There is a point in a lot of organizations where the data conversation starts sounding more serious, but not necessarily more clear.

The use cases are there. The business wants better reporting, cleaner data, more reliable metrics, sharper decision support, and eventually more advanced analytics or AI. Everyone agrees the direction is right.

Then the harder question shows up.

What actually has to exist for a data function to deliver?

I think that is where a lot of conversations go sideways. The language gets broad very quickly. People talk about strategy, governance, maturity, and skills. None of that is wrong. It is just incomplete.

A data function delivers when the work required to turn demand into outcomes is actually covered, and when the people responsible for that work have enough authority to move it forward.

That framing matters because it changes the question.

The question is not whether the organization has someone focused on data.

The question is whether the organization has designed a function that can actually do the work it expects.

I keep coming back to five lanes that have to be covered.

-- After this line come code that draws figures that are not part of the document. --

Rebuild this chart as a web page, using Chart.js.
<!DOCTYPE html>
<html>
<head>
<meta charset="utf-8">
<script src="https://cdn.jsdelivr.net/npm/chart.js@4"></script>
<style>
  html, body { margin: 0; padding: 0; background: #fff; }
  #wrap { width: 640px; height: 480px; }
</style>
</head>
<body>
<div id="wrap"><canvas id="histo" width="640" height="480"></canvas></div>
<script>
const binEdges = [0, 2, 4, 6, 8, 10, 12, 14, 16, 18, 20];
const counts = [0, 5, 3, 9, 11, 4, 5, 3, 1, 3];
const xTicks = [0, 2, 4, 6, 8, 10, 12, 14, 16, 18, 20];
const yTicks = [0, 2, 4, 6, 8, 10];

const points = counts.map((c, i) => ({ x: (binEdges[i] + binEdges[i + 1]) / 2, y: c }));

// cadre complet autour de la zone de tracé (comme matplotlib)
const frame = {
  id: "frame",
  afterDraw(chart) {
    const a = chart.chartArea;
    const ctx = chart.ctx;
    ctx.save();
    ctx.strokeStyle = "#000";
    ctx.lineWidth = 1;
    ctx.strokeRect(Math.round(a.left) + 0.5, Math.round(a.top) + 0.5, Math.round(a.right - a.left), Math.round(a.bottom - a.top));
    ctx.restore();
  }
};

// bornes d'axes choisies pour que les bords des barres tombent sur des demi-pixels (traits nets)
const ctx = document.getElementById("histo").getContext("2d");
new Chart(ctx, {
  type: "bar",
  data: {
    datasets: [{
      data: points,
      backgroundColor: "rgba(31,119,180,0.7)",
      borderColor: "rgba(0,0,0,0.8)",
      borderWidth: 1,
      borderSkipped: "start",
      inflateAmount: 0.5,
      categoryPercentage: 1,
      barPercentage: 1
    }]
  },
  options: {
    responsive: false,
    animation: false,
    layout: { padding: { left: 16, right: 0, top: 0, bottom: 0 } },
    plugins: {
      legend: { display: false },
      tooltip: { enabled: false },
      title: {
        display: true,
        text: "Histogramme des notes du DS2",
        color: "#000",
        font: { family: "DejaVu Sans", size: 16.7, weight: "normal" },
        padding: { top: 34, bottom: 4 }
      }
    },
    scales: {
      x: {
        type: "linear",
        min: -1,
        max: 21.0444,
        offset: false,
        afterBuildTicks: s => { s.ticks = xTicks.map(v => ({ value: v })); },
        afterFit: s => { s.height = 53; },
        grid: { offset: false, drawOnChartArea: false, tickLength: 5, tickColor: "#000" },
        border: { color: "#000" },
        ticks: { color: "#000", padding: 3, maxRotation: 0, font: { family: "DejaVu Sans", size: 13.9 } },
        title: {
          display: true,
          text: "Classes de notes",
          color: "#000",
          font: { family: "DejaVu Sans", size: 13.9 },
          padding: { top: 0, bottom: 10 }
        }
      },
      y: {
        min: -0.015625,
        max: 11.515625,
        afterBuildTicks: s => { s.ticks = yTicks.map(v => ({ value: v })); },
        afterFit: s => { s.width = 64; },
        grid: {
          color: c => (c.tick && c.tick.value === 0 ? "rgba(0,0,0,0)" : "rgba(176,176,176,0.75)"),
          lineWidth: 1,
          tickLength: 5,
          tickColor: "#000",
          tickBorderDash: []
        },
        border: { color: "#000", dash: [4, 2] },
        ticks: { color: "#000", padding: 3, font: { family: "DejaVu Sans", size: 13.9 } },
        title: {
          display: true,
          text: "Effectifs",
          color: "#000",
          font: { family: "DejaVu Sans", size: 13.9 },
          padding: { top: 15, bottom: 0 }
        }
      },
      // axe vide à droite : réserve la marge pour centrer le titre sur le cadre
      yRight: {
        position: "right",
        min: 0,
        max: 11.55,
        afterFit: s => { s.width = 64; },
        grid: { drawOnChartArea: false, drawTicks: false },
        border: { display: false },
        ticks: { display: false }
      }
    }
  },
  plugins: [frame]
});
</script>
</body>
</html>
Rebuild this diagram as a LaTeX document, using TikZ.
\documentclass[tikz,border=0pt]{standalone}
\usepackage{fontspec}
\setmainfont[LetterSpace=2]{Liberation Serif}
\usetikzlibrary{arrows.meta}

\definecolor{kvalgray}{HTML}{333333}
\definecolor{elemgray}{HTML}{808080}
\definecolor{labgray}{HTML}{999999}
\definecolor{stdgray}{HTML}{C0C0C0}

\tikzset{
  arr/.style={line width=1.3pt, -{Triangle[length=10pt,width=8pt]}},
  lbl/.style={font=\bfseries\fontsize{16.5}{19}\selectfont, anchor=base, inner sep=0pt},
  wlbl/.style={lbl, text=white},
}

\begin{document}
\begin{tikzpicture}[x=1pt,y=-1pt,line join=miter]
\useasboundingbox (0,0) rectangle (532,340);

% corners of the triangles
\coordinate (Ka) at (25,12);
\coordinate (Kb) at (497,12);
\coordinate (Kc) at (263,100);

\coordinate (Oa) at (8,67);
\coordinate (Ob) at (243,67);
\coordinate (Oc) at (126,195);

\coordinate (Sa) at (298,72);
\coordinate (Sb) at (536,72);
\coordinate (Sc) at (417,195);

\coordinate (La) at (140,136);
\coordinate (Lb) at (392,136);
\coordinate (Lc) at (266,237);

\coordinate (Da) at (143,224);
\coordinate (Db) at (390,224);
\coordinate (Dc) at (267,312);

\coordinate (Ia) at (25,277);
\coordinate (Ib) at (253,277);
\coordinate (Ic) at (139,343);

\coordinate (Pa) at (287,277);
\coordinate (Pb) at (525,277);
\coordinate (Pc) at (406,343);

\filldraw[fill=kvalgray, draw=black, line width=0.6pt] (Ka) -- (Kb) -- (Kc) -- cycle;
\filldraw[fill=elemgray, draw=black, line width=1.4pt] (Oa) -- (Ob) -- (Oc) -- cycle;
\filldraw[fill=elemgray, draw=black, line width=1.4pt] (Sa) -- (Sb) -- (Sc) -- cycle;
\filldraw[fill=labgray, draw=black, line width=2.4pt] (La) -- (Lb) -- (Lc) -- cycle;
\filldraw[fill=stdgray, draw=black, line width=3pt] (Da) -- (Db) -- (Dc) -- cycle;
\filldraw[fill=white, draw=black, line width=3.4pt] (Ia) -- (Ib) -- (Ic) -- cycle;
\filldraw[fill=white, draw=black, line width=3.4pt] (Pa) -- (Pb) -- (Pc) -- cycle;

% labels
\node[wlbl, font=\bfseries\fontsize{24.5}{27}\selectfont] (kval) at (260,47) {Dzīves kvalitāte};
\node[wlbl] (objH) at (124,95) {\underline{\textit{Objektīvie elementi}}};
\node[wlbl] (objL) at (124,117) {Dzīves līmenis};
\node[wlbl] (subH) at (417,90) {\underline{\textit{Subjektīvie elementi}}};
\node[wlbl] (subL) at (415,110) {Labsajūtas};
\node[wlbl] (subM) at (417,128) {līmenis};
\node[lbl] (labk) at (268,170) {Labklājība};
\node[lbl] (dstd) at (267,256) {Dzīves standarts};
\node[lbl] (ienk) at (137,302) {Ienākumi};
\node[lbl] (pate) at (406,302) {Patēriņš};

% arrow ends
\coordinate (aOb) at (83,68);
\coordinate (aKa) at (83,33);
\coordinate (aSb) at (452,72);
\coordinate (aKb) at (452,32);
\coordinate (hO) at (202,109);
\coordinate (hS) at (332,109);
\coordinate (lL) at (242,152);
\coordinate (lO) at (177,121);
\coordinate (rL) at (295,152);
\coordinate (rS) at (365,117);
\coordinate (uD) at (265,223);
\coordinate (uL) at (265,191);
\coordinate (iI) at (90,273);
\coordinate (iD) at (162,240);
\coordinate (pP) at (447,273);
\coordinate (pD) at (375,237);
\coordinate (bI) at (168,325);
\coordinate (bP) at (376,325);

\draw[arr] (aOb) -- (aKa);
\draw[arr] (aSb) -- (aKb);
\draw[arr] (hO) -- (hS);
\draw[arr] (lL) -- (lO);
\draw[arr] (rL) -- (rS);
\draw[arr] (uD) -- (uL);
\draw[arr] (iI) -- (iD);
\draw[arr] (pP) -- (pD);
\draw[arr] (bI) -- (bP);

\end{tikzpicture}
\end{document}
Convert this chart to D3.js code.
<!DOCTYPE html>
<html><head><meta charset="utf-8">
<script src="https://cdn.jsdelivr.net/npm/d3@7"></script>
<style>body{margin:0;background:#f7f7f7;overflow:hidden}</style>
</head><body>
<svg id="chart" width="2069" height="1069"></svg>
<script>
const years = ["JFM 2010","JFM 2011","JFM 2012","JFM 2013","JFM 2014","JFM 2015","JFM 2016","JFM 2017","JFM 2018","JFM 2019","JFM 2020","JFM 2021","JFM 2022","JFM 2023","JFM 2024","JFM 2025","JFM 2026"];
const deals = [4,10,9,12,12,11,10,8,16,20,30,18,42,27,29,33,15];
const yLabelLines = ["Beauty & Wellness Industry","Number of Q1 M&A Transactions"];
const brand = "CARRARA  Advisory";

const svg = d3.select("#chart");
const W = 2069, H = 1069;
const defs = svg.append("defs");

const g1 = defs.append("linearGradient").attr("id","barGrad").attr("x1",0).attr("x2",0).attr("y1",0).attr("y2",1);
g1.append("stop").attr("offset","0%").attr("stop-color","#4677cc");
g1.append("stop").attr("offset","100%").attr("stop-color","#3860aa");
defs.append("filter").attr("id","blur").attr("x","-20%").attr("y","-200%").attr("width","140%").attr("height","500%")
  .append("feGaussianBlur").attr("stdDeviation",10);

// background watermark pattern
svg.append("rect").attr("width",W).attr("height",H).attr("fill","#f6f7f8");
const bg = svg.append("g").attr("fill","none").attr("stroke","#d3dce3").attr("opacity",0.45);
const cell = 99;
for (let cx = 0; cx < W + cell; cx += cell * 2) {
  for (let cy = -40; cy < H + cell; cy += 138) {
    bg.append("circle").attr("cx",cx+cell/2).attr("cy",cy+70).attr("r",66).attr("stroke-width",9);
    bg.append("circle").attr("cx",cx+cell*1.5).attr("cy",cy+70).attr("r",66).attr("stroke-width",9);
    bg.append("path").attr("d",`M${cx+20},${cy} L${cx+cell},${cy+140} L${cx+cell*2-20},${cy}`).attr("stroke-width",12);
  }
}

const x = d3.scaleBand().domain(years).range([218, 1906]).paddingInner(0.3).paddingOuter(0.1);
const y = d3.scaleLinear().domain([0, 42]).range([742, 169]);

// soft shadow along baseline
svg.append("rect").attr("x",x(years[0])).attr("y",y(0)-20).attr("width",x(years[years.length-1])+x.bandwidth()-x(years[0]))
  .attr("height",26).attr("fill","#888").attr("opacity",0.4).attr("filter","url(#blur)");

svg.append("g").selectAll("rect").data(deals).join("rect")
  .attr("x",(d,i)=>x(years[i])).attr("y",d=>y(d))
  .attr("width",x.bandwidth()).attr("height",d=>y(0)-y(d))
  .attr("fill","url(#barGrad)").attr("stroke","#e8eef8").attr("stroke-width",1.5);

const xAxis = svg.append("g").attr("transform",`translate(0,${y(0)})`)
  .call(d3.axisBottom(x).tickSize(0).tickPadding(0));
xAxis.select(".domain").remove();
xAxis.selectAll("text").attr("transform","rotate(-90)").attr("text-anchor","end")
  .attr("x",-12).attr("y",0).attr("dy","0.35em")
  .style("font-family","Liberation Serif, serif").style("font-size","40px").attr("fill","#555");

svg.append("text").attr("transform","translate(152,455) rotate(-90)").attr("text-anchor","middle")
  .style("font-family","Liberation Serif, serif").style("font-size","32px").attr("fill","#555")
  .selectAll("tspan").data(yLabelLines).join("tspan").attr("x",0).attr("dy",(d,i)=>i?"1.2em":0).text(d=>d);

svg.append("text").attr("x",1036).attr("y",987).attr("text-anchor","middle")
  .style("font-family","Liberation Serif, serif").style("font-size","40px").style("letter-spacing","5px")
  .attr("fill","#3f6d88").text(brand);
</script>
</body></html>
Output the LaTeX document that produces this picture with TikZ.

The first is business translation and prioritization. Someone has to work with lending, operations, finance, marketing, risk, and other business areas to decide which problems matter most, which use cases belong in the queue, what success looks like, and what should wait. Without that, the function becomes a collection point for requests instead of a mechanism for delivery.

The second is data engineering and platform support. Someone has to own the movement, integration, and reliability of the data underneath the work. If that lane is weak or informal, every new initiative starts by re-solving the same plumbing problem.

The third is analytics and solution delivery. This is where reporting, analysis, experimentation, decision support, and automation actually become business outputs. Without that lane, the organization can talk intelligently about use cases for a very long time without changing much in practice.

The fourth is governance and stewardship. Definitions, quality expectations, access rules, lineage, and accountability do not become real because everyone agrees they matter. They become real because someone owns them. That is part of why data work so often stalls. The ambition moves ahead, but the trust layer underneath it stays too loose. That pattern sits underneath a lot of what I have written before about why transformations stallwhy strategy still does not move, and why responsible AI has to be a practice rather than a slogan.

The fifth is risk, controls, and adoption. In a financial institution, it is not enough for a use case to be technically possible. It has to fit the control environment, the workflow, and the expectations attached to decisions that affect members, operations, or compliance. It also has to be adopted by the business instead of living beside it as an interesting extra.

Those five lanes are the function.

But even that is not the whole story.

A data function also needs authority.

A title without written authority to prioritize work, convene the right people, set standards, escalate blockers, and influence decisions is not really a function. It is a role sitting next to the work.

It also needs support capacity.

If the organization expects discovery, use case assessment, source analysis, requirements gathering, data preparation, reporting, governance support, and delivery, then the function needs enough analyst and engineering support to do those things. Otherwise the data lead or team spends most of its time coordinating dependencies it does not control.

A simple example makes this clearer.

Say a credit union wants to improve member retention using better data and analytics. That sounds straightforward until you unpack the work. Someone has to help the business define what retention actually means in that context. Someone has to identify which member signals matter and where that data lives. Someone has to pull it together in a way that is usable. Someone has to build the analysis or decision support that helps frontline or marketing teams act differently. Someone has to make sure access, definitions, and stewardship are clear. And someone has to help the business actually use the result in campaigns, service workflows, or branch follow-up.

That is not one task. It is not one skill. And it is definitely not just a matter of having a data title on the org chart.

I think the more useful question for leadership is no longer, “Do we believe data matters?”

It is, “Have we actually designed a function that can do the work that belief requires?”

Because that is the real divide.

Some organizations have demand around data. Others have built a data function. The difference is not enthusiasm. It is whether the operating lanes are covered, whether the authority is real, and whether the team has enough support to move from ideas to outcomes responsibly.

When you look at your own institution, have you built a data function, or have you mostly built expectations around one?